By Dr Boyce Watkins
Dominique Reese ’06 never forgot her South Central Los Angeles roots. She was the first graduate of Crenshaw High School to attend Princeton, the first person in her family to attend college, and now is operating a business that teaches financial literacy to low-income youth and adults.
She says she is living proof that after-school programs work. In high school, she took part in the Riordan Scholars Program, a highly successful initiative that helps students from underserved communities achieve their college dreams through Saturday seminars at the UCLA Anderson School of Management. It was there that a fellow program participant, who later attended Princeton, first told her about the University.
“He encouraged me to apply and that was that,” says Reese. She was accepted at eight of the country’s top universities, but says she chose Princeton because of its remarkable “no loan” financial aid program. “None of the other schools could beat Princeton’s financial aid package,” she says.
Once at Princeton, Reese became an economics major. She met Jean Baldwin Grossman, a professor in the Woodrow Wilson School of Public and International Affairs who is an expert on after-school and youth-mentoring programs for disadvantaged youth. And with Grossman as her adviser, Reese put her dual passions to work, writing her senior thesis on the effects of after-school programs on graduation outcome and community-service participation, while also analyzing the economic implications of such programs for society at large.
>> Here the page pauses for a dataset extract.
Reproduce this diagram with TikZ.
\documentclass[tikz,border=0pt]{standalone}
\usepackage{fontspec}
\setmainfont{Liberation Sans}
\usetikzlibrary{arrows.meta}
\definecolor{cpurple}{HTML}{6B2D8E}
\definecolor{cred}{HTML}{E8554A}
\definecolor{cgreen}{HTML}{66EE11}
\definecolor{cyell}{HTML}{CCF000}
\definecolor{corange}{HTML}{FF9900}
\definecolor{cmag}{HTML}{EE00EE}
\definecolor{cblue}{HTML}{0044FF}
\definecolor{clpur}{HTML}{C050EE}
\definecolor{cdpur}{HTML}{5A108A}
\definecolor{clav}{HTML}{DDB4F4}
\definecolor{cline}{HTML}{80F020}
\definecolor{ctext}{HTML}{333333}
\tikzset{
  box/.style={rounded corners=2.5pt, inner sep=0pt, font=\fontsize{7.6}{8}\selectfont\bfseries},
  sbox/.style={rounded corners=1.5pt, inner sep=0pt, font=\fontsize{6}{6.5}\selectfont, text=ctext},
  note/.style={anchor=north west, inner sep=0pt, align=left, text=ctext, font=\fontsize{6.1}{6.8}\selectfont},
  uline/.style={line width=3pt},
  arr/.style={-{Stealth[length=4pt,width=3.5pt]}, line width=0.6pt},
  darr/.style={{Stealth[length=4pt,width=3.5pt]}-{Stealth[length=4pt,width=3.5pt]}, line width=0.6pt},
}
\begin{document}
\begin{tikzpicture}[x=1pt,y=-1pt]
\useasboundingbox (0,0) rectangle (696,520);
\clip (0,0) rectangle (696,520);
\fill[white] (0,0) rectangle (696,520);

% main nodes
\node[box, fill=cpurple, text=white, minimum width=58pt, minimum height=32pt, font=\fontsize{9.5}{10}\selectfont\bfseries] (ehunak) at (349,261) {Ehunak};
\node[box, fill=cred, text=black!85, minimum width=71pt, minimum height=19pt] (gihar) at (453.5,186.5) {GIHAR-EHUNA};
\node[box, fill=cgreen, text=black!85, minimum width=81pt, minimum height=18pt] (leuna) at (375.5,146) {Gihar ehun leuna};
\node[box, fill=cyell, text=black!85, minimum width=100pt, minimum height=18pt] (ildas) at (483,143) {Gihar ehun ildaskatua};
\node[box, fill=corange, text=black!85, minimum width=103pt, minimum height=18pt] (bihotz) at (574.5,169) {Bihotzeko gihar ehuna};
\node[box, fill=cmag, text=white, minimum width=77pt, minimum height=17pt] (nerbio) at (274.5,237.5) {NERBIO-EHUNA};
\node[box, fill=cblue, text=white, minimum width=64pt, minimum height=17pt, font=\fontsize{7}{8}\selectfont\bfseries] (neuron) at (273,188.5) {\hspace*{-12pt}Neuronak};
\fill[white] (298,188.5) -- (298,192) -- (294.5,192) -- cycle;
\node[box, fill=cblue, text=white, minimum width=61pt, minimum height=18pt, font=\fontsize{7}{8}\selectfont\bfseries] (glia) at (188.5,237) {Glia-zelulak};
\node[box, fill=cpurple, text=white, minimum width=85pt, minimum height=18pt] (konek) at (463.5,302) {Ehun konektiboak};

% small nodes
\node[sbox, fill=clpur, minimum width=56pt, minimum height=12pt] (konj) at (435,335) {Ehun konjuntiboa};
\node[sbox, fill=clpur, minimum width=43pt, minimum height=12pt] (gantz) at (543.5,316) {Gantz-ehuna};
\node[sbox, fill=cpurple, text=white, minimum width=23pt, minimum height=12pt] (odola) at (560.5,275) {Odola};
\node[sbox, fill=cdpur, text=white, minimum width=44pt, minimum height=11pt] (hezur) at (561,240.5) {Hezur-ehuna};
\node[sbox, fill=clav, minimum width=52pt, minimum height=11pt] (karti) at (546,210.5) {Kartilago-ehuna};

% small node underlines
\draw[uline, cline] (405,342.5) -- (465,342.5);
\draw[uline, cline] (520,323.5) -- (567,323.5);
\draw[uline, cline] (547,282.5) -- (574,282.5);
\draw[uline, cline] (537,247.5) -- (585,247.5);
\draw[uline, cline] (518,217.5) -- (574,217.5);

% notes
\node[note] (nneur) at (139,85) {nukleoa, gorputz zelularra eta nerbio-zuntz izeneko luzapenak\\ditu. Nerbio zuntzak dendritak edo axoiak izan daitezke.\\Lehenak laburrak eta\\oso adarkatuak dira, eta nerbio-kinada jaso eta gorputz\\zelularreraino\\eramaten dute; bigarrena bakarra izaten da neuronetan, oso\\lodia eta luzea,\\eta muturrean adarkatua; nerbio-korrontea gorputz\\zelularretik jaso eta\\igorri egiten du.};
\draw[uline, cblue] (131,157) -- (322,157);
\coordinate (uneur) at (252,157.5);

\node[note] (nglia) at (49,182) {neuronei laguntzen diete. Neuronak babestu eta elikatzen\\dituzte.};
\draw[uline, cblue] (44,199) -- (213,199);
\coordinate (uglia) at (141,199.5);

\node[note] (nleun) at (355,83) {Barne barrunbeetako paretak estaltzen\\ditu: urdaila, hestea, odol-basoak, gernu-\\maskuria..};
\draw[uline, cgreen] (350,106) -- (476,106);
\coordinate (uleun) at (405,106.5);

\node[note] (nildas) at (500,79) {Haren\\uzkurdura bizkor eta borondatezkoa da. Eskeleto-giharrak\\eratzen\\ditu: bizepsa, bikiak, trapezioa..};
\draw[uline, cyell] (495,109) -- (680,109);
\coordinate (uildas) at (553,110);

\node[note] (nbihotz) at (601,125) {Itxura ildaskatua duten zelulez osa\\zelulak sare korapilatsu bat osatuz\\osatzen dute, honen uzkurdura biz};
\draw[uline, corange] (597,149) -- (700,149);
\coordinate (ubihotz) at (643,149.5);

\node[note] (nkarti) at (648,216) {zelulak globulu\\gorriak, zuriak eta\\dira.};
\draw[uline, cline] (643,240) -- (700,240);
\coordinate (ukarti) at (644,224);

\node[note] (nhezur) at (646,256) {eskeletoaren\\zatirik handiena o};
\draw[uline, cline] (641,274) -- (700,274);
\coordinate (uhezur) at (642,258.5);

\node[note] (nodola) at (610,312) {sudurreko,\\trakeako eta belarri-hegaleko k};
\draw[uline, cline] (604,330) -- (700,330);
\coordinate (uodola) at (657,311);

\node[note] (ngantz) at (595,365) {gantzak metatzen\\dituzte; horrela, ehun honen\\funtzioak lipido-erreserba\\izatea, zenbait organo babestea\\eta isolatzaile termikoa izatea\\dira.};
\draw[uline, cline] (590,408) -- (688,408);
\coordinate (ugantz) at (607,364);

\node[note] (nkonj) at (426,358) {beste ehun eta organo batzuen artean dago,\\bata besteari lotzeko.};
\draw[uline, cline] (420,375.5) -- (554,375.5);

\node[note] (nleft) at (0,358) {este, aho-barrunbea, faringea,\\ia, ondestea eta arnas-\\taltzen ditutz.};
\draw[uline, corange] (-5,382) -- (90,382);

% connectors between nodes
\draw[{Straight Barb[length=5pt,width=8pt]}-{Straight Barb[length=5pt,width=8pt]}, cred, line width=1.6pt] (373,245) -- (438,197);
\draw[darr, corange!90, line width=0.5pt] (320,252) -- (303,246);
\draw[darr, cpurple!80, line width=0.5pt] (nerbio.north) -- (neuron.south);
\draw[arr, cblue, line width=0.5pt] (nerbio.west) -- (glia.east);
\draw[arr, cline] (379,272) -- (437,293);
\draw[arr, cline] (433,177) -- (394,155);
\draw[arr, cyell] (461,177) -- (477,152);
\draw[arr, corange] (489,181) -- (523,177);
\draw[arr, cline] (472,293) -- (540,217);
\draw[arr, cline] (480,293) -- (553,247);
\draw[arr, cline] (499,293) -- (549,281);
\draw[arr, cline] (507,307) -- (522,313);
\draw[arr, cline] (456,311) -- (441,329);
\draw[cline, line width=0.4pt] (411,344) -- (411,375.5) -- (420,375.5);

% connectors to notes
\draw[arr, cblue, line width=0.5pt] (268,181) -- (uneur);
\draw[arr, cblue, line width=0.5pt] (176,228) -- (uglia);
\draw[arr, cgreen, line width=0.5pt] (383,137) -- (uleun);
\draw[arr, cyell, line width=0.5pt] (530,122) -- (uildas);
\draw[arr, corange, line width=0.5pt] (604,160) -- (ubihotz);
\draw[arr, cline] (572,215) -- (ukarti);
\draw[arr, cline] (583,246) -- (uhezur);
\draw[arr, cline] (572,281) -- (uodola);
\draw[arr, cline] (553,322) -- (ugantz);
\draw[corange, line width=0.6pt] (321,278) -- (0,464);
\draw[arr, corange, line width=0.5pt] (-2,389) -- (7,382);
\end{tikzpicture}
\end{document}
She tested her scholarship in the real world. Reese became one of the first coordinators of the Black Student Union’s Leadership and Mentoring Program (LAMP), a program that she says assists “students of color with their transition to college, pairing incoming freshmen with mentors, either juniors or seniors, and providing programming throughout the year, preparing them mentally, academically, personally and socially.”
She also was director of the Black Arts Company, a campus dance troupe that explores the varied dance traditions of the African Diaspora. “Programs like this are part of what makes Princeton special,” says Reese, “because they allow students to express themselves creatively and socially, while enjoying the best academic experience in the country.”
After graduating, she went to work as an analyst for Merrill Lynch in Hopewell, N.J. She took advantage of the economic downturn a few years later to return to her passions. In 2009, she founded CommuniTree LLC, a business dedicated to teaching financial literacy to youth and adults. The company, based in New York City, provides one-on-one money management counseling, financial literacy sessions and financial education programs for nonprofit and for-profit organizations.
“I enjoy my career as a social entrepreneur, and in true Princeton fashion strive to be in the nation’s service by annually educating 120 American youth and adults about money,” she says. Reese also volunteers with the South Central Scholars Alumni Association in Los Angeles, where she teaches eighth grade students about college; has mentored youth in Harlem and Brooklyn’s Bedford-Stuyvesant neighborhood; and is a Big Sister and national mentor with Big Brothers Big Sisters of America.